Would you retype, exactly and without the pictures, the lines between the line holding "Give me the matplotlib source for this chart." and the line holding "labels = ['0.35', '0.41', '0.41', '0.40', '0.41']", inclusive, and nothing else?
*** EXTRACTED ENTRIES
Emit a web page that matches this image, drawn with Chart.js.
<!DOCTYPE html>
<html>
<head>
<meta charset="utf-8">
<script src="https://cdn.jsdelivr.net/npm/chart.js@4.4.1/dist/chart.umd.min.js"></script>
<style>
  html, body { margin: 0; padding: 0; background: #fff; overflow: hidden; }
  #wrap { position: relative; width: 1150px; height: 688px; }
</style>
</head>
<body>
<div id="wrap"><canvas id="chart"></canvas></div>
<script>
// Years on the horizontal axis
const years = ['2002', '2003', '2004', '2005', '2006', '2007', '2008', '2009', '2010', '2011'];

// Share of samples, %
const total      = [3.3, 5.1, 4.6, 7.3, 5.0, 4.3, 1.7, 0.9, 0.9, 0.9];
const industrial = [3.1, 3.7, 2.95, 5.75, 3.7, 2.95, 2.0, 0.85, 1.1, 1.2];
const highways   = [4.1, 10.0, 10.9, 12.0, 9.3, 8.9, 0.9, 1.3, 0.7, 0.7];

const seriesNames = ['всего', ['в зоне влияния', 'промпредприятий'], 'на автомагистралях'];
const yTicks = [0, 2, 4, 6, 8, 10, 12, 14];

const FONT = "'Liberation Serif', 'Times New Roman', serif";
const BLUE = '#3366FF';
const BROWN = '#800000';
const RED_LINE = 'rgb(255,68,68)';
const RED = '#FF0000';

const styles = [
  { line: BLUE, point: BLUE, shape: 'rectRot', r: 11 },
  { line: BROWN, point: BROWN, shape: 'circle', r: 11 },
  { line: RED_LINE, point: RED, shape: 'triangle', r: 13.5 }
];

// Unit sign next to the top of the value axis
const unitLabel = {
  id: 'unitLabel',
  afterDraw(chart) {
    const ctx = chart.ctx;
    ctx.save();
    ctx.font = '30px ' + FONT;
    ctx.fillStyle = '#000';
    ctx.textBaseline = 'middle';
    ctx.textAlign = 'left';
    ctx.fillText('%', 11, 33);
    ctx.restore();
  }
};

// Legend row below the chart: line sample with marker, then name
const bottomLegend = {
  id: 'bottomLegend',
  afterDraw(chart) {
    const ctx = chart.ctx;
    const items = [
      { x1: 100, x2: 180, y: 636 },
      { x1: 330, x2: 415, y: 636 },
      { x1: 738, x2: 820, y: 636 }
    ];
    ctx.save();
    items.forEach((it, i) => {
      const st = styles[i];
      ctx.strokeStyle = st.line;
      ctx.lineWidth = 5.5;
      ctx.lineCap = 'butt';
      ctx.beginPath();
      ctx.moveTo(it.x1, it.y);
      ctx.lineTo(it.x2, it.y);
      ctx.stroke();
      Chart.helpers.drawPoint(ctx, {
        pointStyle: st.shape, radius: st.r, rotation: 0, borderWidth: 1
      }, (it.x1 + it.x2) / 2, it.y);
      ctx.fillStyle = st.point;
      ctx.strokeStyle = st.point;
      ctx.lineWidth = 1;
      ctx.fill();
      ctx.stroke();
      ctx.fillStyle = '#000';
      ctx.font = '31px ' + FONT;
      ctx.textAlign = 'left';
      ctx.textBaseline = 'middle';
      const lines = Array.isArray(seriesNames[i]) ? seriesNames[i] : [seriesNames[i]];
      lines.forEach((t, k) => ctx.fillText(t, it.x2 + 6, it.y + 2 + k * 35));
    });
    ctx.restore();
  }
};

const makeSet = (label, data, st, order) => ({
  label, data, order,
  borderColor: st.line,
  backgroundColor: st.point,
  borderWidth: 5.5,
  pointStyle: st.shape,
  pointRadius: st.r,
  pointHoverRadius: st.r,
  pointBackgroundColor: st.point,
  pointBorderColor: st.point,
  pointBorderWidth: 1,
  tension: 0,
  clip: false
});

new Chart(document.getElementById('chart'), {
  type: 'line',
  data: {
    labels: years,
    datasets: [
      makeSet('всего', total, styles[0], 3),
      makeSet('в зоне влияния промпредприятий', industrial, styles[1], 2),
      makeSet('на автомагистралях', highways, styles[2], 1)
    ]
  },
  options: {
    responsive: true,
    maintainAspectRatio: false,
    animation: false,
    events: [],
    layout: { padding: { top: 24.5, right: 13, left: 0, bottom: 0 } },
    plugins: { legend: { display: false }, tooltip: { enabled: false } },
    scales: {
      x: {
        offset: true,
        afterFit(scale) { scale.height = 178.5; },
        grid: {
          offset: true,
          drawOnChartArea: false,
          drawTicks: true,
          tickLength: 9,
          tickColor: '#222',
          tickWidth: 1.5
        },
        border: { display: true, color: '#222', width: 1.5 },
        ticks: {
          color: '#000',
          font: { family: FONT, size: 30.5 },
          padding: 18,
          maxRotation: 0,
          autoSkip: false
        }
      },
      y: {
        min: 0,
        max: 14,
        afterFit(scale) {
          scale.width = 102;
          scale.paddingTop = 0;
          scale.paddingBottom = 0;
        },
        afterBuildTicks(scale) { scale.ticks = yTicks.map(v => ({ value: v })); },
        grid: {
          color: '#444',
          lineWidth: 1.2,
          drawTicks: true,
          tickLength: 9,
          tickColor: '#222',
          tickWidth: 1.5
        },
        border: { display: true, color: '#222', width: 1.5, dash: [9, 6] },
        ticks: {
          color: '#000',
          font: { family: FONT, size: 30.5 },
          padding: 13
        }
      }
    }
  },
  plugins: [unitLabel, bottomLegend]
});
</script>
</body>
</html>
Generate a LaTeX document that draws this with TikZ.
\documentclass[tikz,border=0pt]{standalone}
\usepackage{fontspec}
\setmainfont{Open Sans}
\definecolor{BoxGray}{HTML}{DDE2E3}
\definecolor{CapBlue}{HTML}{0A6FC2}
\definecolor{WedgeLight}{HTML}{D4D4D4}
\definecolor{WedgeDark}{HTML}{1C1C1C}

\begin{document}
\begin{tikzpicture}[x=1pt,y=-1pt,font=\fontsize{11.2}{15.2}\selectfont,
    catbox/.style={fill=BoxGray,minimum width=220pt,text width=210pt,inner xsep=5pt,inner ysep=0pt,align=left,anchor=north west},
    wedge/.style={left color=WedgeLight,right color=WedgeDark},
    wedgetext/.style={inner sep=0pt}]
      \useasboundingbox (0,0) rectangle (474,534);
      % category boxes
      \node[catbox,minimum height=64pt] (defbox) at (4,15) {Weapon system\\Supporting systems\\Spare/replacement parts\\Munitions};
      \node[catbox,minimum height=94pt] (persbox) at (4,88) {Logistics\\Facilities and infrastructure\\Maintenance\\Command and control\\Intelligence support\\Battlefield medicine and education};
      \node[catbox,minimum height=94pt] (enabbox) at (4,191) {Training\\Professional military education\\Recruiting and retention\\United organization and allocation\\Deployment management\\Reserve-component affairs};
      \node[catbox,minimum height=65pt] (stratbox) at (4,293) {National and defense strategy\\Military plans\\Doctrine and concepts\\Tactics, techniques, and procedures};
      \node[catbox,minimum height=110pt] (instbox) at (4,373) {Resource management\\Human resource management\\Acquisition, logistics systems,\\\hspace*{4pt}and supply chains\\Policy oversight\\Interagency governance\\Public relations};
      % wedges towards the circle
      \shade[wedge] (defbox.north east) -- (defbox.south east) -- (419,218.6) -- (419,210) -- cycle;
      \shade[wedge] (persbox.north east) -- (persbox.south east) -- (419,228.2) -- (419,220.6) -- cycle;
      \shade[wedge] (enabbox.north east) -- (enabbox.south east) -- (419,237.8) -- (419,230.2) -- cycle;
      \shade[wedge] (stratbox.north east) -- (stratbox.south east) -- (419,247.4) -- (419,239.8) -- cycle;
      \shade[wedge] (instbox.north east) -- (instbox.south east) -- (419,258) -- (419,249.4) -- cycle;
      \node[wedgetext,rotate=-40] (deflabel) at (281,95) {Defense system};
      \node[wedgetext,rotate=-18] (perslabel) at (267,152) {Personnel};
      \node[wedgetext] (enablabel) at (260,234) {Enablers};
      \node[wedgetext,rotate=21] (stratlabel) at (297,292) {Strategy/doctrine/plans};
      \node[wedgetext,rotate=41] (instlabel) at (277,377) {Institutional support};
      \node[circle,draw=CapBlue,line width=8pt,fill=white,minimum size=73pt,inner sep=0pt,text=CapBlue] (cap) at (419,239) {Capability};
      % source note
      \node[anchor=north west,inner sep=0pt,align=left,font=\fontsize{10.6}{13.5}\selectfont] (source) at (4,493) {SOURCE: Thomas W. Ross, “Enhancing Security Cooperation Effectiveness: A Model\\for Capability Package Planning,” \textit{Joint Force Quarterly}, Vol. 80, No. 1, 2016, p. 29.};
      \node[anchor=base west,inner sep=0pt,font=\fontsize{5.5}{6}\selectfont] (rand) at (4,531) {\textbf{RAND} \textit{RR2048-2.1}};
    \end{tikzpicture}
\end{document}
******
*** EXTRACTED ENTRIES
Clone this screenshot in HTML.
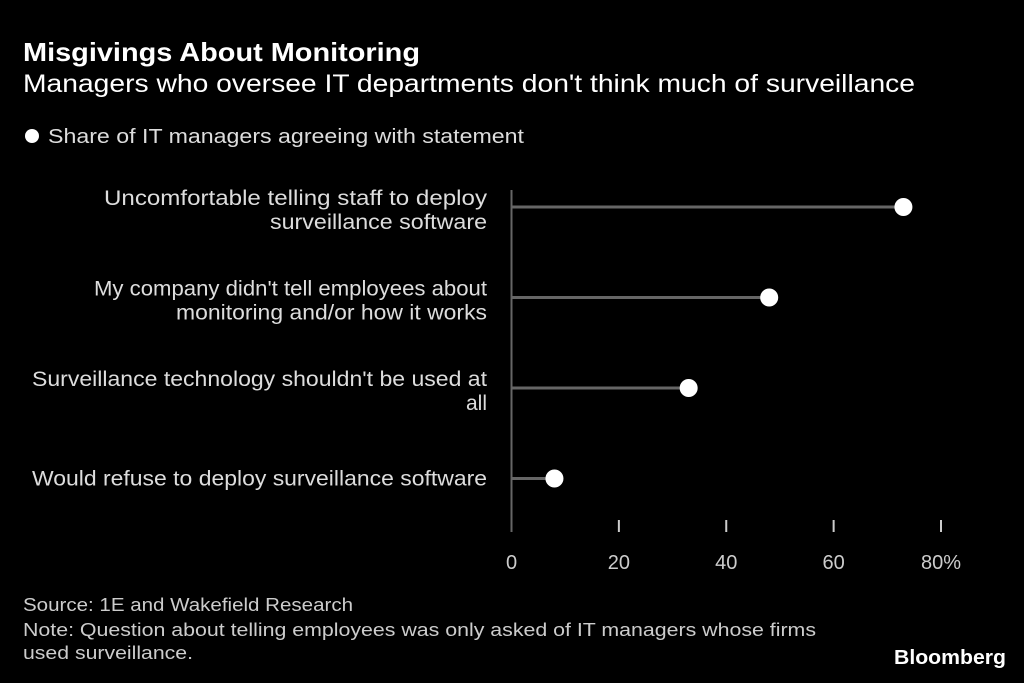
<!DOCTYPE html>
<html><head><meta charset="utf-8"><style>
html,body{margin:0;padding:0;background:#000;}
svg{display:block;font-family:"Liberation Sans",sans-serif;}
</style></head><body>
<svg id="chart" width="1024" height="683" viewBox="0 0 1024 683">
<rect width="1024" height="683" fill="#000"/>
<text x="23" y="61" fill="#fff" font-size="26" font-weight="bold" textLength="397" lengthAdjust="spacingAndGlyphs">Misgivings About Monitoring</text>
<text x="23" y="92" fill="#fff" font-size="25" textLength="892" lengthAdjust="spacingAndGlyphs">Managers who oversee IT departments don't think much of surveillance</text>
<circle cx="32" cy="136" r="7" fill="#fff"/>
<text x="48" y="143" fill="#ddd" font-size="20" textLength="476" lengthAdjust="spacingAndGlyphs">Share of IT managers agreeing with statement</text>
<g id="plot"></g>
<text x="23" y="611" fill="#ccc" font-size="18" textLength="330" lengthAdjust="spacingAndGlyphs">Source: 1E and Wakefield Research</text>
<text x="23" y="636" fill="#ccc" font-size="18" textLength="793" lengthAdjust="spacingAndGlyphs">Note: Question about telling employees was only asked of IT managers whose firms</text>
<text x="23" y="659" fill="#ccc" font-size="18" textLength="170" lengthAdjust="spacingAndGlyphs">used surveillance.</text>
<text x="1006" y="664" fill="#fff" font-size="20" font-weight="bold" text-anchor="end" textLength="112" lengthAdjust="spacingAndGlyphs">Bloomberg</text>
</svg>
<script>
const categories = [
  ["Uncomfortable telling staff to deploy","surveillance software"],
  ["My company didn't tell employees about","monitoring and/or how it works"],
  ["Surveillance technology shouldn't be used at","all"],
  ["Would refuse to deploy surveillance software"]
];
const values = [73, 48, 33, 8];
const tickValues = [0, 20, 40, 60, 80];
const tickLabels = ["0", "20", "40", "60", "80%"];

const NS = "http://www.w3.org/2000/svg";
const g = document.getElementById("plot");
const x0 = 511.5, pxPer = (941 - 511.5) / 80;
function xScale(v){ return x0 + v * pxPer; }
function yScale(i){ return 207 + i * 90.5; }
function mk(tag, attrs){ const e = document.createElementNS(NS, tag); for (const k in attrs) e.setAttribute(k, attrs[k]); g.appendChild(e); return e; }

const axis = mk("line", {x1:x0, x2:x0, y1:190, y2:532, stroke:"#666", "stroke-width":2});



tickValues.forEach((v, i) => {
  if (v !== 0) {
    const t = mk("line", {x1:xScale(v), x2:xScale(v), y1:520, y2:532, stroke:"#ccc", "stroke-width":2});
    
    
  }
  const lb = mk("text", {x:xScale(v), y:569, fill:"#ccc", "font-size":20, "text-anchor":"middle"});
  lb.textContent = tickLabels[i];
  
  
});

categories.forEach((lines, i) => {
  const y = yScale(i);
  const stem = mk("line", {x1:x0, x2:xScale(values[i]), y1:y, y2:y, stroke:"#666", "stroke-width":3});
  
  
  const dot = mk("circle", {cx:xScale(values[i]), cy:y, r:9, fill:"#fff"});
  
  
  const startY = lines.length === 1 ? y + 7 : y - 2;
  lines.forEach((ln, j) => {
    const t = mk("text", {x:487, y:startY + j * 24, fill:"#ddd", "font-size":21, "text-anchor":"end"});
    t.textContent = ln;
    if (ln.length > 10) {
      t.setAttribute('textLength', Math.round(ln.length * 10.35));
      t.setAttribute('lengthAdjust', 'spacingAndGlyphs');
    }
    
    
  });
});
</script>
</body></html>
******
*** EXTRACTED ENTRIES
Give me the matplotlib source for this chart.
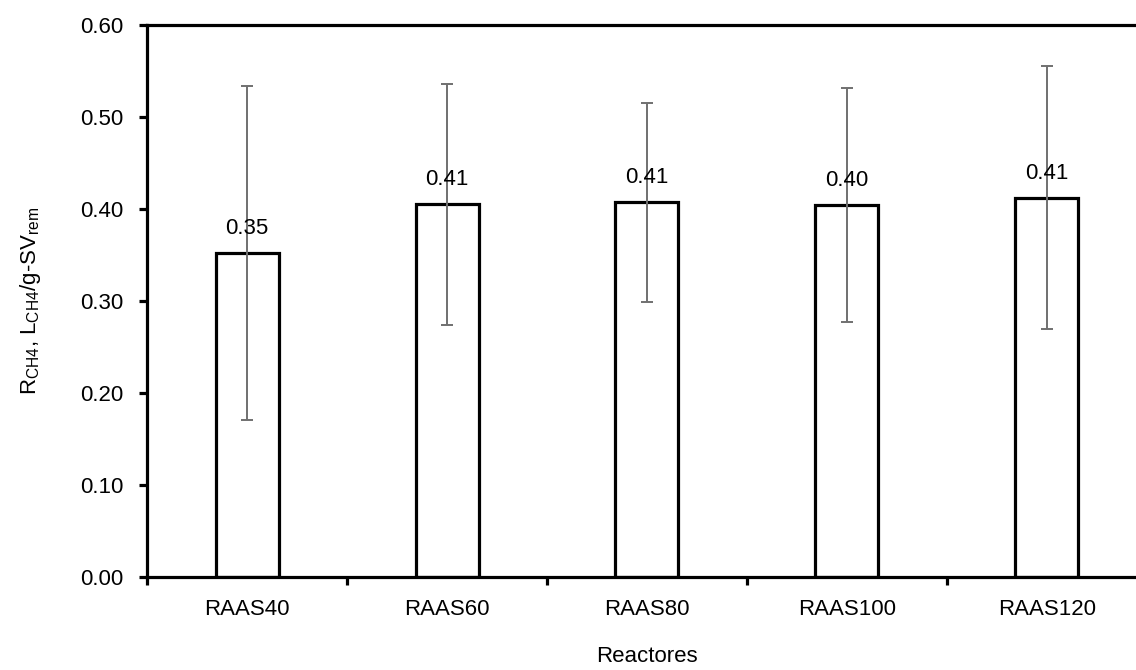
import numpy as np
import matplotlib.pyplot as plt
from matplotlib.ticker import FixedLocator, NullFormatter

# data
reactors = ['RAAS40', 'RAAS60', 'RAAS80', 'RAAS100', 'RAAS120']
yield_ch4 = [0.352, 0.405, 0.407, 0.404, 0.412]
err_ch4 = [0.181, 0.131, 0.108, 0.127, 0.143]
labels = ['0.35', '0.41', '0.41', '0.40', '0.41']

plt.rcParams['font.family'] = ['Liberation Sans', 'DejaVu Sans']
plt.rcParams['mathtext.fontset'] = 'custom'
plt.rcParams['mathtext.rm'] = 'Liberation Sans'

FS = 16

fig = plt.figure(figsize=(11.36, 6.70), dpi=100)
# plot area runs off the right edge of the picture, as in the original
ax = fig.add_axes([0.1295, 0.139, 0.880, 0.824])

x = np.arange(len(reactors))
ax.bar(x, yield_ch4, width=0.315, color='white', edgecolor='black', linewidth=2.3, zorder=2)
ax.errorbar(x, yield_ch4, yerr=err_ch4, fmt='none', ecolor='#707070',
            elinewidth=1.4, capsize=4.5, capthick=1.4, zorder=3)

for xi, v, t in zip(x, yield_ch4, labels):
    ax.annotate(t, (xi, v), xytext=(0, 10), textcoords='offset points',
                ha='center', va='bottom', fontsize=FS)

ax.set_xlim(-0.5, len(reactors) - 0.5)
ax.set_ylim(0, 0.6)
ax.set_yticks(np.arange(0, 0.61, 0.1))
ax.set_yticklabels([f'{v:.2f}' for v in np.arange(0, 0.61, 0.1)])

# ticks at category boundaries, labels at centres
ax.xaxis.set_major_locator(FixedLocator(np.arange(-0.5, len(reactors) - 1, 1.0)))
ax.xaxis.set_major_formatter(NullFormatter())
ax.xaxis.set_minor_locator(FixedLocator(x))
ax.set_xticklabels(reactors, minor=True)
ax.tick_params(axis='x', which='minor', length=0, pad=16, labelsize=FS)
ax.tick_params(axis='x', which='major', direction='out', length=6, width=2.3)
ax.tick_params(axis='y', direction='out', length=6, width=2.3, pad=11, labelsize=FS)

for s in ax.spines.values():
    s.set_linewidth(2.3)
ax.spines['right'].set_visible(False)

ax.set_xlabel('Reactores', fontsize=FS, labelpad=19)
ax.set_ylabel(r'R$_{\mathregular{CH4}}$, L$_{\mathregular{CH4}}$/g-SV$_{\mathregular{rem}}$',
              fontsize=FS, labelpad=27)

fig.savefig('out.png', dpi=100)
******
RESULT OF THE EXERCISE:
Give me the matplotlib source for this chart.
import numpy as np
import matplotlib.pyplot as plt
from matplotlib.ticker import FixedLocator, NullFormatter

# data
reactors = ['RAAS40', 'RAAS60', 'RAAS80', 'RAAS100', 'RAAS120']
yield_ch4 = [0.352, 0.405, 0.407, 0.404, 0.412]
err_ch4 = [0.181, 0.131, 0.108, 0.127, 0.143]
labels = ['0.35', '0.41', '0.41', '0.40', '0.41']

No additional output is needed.